Living in a city in which we average 2 weeks of snow cover each winter, this project should not have been so troublesome. However, recently the winters have been getting warmer and snow fall is gradually declining. This year has been exceptionally mild with very few days when the temperature dropped below zero, hopefully not a sign of things to come. Yesterday the snow finally came. I woke up with around 3-4 inches on the ground, so hurriedly pulled my camera out and headed out of the door.
A solid snowfall like this completely transforms the city, gone is the dirt and darkness of winter, replaced by a gleaming whiteness punctuated by areas of deep shadow. For a photographer this changes the way I look at things, shape and form become dominant, colour ceases to exist. Occasionally, a heavy snowfall will be followed by brilliant clear days, offering dramatic contrast between the blue sky and white ground, the low sun creating long dark shadows against the gleaming snow. Yesterday was not so, the sky started leaden and grey, a cold wind whipping across the snow, then at around 10am the snow once more started to fall heavily. Sadly the air warmed and this turned to a cold dismal rain, turning the ground into a thick freezing soup.
This was the hand that I was dealt. I managed 3 hours photographing the snow before the rain became too much. The first hour was in my usual haunt of the southerly Englischer Garten and is part of my ongoing dawn light series. At about 9:30 I jumped on the U-Bahn to the Olympiagelande to grab some winter scenes for my portfolio. The work in the park was straightforward, I just had to ensure that I balanced sky and ground in the imagery. Once I was at the Olympic park the problem became driving snow. This limited the angles I could shoot, wanting to avoid snow on the lens and after an hour or so I was beginning to tire of fighting the weather. I am quite familiar with the challenges of shooting snowscapes and the need to override my cameras exposure meter by adding a couple of stops, all of the shots I captured were 1-2 stops over. The bigger issue was the falling snow and the simple fact that this effectively fogged my photographs and reduced the contrast in the images I could get. Fortunately my Canon 5D2 and 24-105mm zoom are weather sealed and so the snow was not a major issue for the camera, other than avoiding getting the lens dirty. I did try to work the falling snow into some shots, but my goal was more to present the stark bleakness of a snow bound landscape. Ah well, we have to play the hand we are dealt. By the time I finished there was about 8 inches of snow, today 24 hours later it is all gone.

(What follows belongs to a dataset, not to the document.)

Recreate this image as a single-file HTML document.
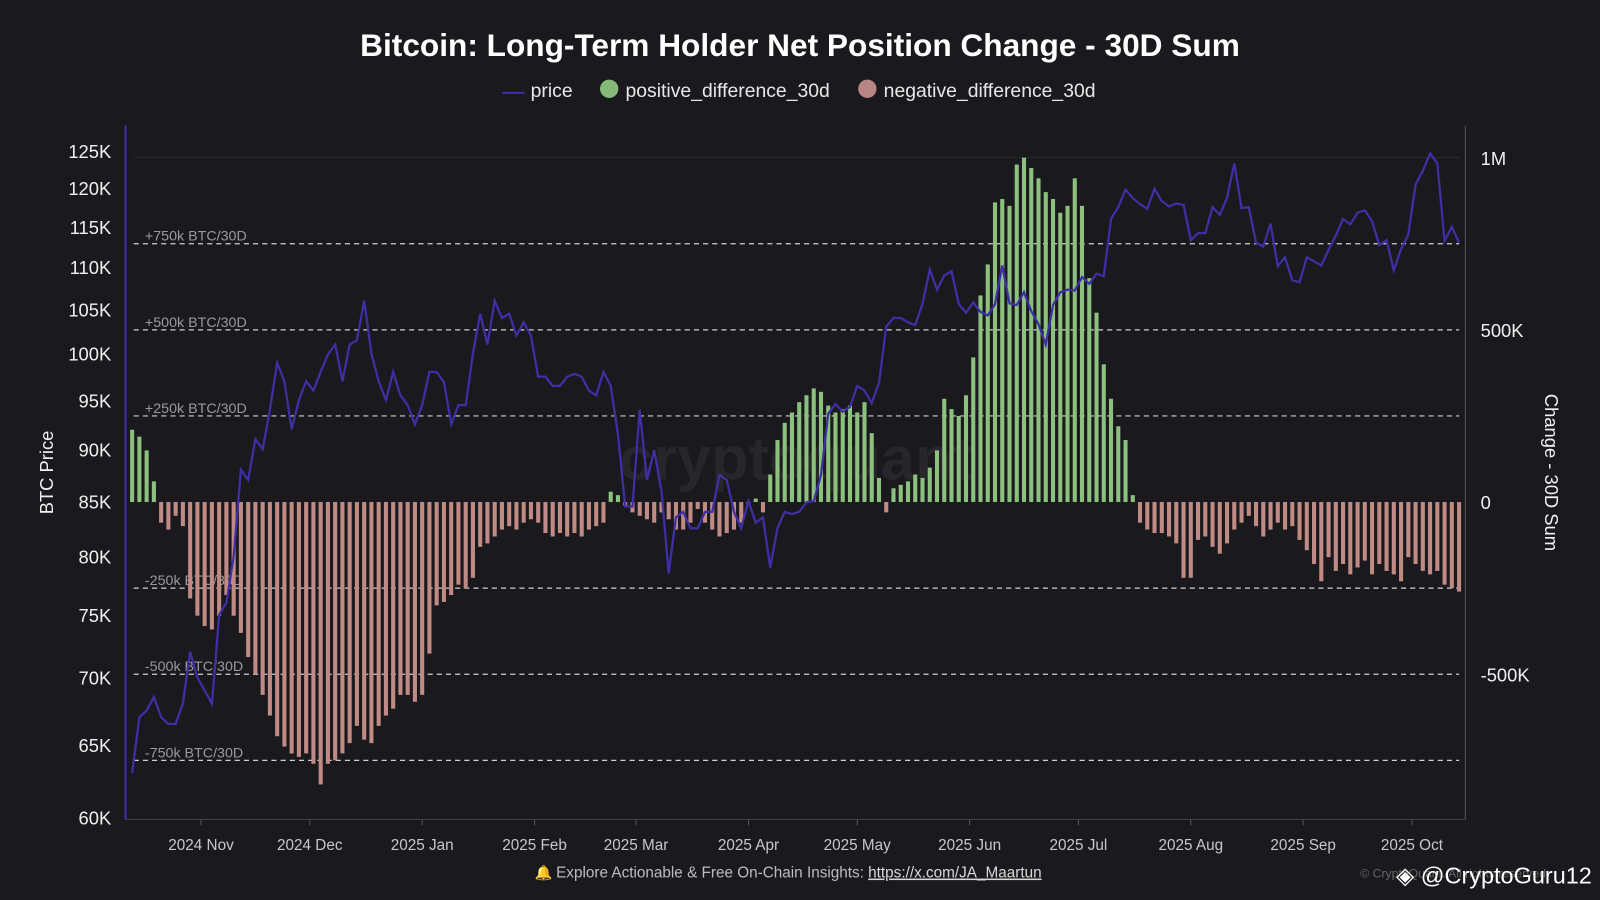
<!DOCTYPE html>
<html><head><meta charset="utf-8"><style>
html,body{margin:0;padding:0;background:#1a1a1e;}
svg{display:block;font-family:"Liberation Sans",sans-serif;}
</style></head><body>
<svg id="chart" width="1600" height="900" viewBox="0 0 1568 882" preserveAspectRatio="none">
<rect x="0" y="0" width="1568" height="882" fill="#1a1a1e"/>
<text x="784" y="55" text-anchor="middle" fill="#fff" font-size="31" font-weight="bold">Bitcoin: Long-Term Holder Net Position Change - 30D Sum</text>
<g font-size="19" fill="#e8e8e8">
<g><line x1="492" y1="91" x2="514" y2="91" stroke="#3f2fa5" stroke-width="2"/><text x="520" y="95">price</text></g>
<g><circle cx="597" cy="87" r="9" fill="#86b878"/><text x="613" y="95">positive_difference_30d</text></g>
<g><circle cx="850" cy="87" r="9" fill="#b88585"/><text x="866" y="95">negative_difference_30d</text></g>
</g>
<text x="780" y="470" text-anchor="middle" fill="#26262b" font-size="60" font-weight="bold">cryptoquant</text>
<g id="grid"></g>
<g id="bars"></g>
<path id="priceLine" fill="none" stroke="#3f2fa5" stroke-width="2.2"/>
<line x1="123" y1="123" x2="123" y2="803" stroke="#3f2fa5" stroke-width="2"/>
<line x1="1436" y1="123" x2="1436" y2="803" stroke="#555" stroke-width="1"/>
<line x1="123" y1="803" x2="1436" y2="803" stroke="#444" stroke-width="1"/>
<g id="leftTicks" font-size="18" fill="#f0f0f0"></g>
<g id="rightTicks" font-size="18" fill="#f0f0f0"></g>
<g id="xTicks" font-size="15" fill="#c8c8c8"></g>
<text transform="translate(52,463) rotate(-90)" text-anchor="middle" fill="#f0f0f0" font-size="18">BTC Price</text>
<text transform="translate(1514,463) rotate(90)" text-anchor="middle" fill="#f0f0f0" font-size="18">Change - 30D Sum</text>
<text x="524" y="860" fill="#f2b400" font-size="14">🔔</text>
<text x="545" y="860" fill="#bdbdbd" font-size="15">Explore Actionable &amp; Free On-Chain Insights: <tspan text-decoration="underline" fill="#d8d8d8">https://x.com/JA_Maartun</tspan></text>
<text x="1333" y="860" fill="#666" font-size="12">© CryptoQuant. All rights reserved</text>
<text x="1560" y="866" text-anchor="end" fill="#fff" font-size="23">◈ @CryptoGuru12</text>
</svg>
<script>
const startDate = "2024-10-13";
const price = [63,67,67.5,68.5,67,66.5,66.5,68,72,70,
69,68,75,76,80,88,87,91,90,94,99,97,92,95,97,
96,98,99.9,101,97,101,101.5,106,100,97,95,98,95.5,94.5,92.5,
94.5,98,98,96.9,92.5,94.5,94.5,100,104.5,101,106,104,104.5,102,103.5,102,
97.5,97.5,96.5,96.5,97.5,97.8,97.5,96,95.5,98,96.5,91.5,84.5,84.5,
94,87,89.9,86,78.5,83.5,84,82.5,82.5,84,84,87.5,87,84,82.5,
85,83,83.5,79,82.5,84,83.8,84,84.9,85,87.5,93.6,94.6,93.8,94.3,
96.5,96,94.7,96.8,103,104,104,103.5,103.2,105.6,109.7,107.3,109,109.5,105.6,104.6,
105.8,104.7,104.3,105.6,110.2,105.7,105.5,107,104.8,103.3,101,105.5,107,107.3,107.2,
108.8,108,109.2,108.9,116,117.5,119.8,118.7,117.9,117.3,119.9,118.3,117.6,118,117.8,
113.3,114.2,114.2,117.5,116.5,118.7,123.3,117.4,117.5,113,112.5,115.4,110.1,111.2,108.4,108.2,
111.2,110.7,110.2,112.1,113.9,116,115.3,116.8,117.1,115.7,112.7,113.3,109.6,112.2,114,
120.5,122.3,124.7,123.3,113.2,115,113];
const change = [210,190,150,60,-60,-80,-40,-70,-280,-330,-360,-370,-330,-270,-330,-380,-450,-500,-560,-620,
-680,-710,-730,-740,-730,-760,-820,-760,-750,-730,-700,-650,-690,-700,-650,-620,-600,-560,-560,-580,
-560,-440,-300,-290,-270,-240,-250,-220,-130,-120,-100,-80,-70,-80,-60,-50,-60,-90,-100,-90,
-100,-90,-100,-80,-70,-60,30,20,-10,-30,-40,-50,-60,-30,-50,-80,-80,-60,-20,-60,
-80,-100,-90,-80,-60,-10,10,-30,80,180,230,260,290,310,330,320,280,260,270,280,
260,290,200,70,-30,40,50,60,80,70,100,150,300,270,250,310,420,600,690,870,
880,860,980,1000,970,940,900,880,840,860,940,860,650,550,400,300,220,180,20,-60,
-80,-90,-90,-100,-120,-220,-220,-110,-100,-130,-150,-120,-80,-60,-40,-70,-100,-80,-60,-80,
-70,-110,-140,-180,-230,-160,-200,-180,-210,-190,-170,-210,-180,-200,-210,-230,-160,-180,-200,-210,
-200,-240,-250,-260];
const priceTicks = [60,65,70,75,80,85,90,95,100,105,110,115,120,125];
const changeTicks = [1000,500,0,-500];
const refLevels = [750,500,250,-250,-500,-750];
const refLabels = ["+750k BTC/30D","+500k BTC/30D","+250k BTC/30D","-250k BTC/30D","-500k BTC/30D","-750k BTC/30D"];
const monthLabels = ["2024 Nov","2024 Dec","2025 Jan","2025 Feb","2025 Mar","2025 Apr","2025 May","2025 Jun","2025 Jul","2025 Aug","2025 Sep","2025 Oct"];
const monthDates = ["2024-11-01","2024-12-01","2025-01-01","2025-02-01","2025-03-01","2025-04-01","2025-05-01","2025-06-01","2025-07-01","2025-08-01","2025-09-01","2025-10-01"];

const NS="http://www.w3.org/2000/svg";
const DAY=86400000, t0=Date.parse("2024-11-01");
function xDate(ms){return 197+(ms-t0)/DAY*3.553;}
function xIdx(i){return xDate(Date.parse(startDate)+i*2*DAY);}
function yPrice(v){return 801-Math.log(v/60)/Math.log(125/60)*653;}
function yChange(v){return 492-v*0.3375;}
function mk(tag,attrs,parent){const e=document.createElementNS(NS,tag);for(const k in attrs)e.setAttribute(k,attrs[k]);parent.appendChild(e);return e;}

const grid=document.getElementById('grid');
refLevels.forEach((v,i)=>{
  const l=mk('line',{x1:131,x2:1430,y1:yChange(v),y2:yChange(v),stroke:'#d0d0d0','stroke-width':1.2,'stroke-dasharray':'5,4'},grid);
  
  
  const t=mk('text',{x:142,y:yChange(v)-3,fill:'#9a9a9a','font-size':14},grid);
  t.textContent=refLabels[i];
  
  
});
mk('line',{x1:131,x2:1430,y1:yChange(1000),y2:yChange(1000),stroke:'#2a2a30','stroke-width':1},grid);

const bars=document.getElementById('bars');
change.forEach((v,i)=>{
  const x=xIdx(i), y0=yChange(0), y1=yChange(v);
  const r=mk('rect',{x:x-2,y:Math.min(y0,y1),width:4,height:Math.abs(y1-y0),fill:v>=0?'#8cc07e':'#c08a85'},bars);
  
  
});

let d='';
price.forEach((v,i)=>{d+=(i?'L':'M')+xIdx(i).toFixed(1)+','+yPrice(v).toFixed(1);});
document.getElementById('priceLine').setAttribute('d',d);

const lt=document.getElementById('leftTicks');
priceTicks.forEach(v=>{
  const t=mk('text',{x:109,y:yPrice(v)+7,'text-anchor':'end'},lt);
  t.textContent=v+'K';
  
  
});
const rt=document.getElementById('rightTicks');
changeTicks.forEach(v=>{
  const t=mk('text',{x:1451,y:yChange(v)+7},rt);
  t.textContent=v===0?'0':(Math.abs(v)>=1000?(v/1000)+'M':v+'K');
  
  
});
const xt=document.getElementById('xTicks');
monthLabels.forEach((m,i)=>{
  const x=xDate(Date.parse(monthDates[i]));
  mk('line',{x1:x,x2:x,y1:803,y2:809,stroke:'#555'},xt);
  const t=mk('text',{x:x,y:833,'text-anchor':'middle'},xt);
  t.textContent=m;
  
  
});
</script>
</body></html>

Shooting in the snow permits a different form of photography, subjects and scenery change. My first goal was to capture some families enjoying the snow, parents with children on sleds:
Such shots are charming, and tell the story of the joy of the winter landscape, it reminds me of those few snowy days in Northwest England when I was these kids age. The other aspect of such shots in the snow is the ability to strongly contrast the bright colours of clothing with the whiteness. The next image does this more effectively, the runner very visible as the only colour in what would otherwise be a B&W image.
Colour, on the whole, become more dramatic set against the snow. In the next two photographs I have accentuated the brown of leaves or tree trunks against the frozen background:
The overall effect on the landscape is to draw focus to outlines and structures. The next two photographs, again both in colour, virtually reduce the landscape to almost a lino print quality of blacks on white.
Colour cast is also a challenge, the next photo has a distinct blue tone, which is probably correct, but somewhat arbitrary. I have no way to tell if this is an artifact of my camera or what the light really was. My eyes simply saw white.
Another great feature of the snow is to imply absence and bleakness. The two following photographs are places that in the summer throng with people. The snow accentuates this absence. In these two photos I have tried to use the falling snow as an element of the photograph, however, I am not sure if these will be good enough to make it into my portfolio.
Finally, the snow clearly lends itself towards a B&W treatment and a reduction of tones to the extremes. In all of these photographs, I have gone for very extreme contrast and blacks, bringing the eye to the shapes rather than the textures.
Snow is a great leveler it reduces all photographs to bright and dark. Colour, if present, is merely an accent.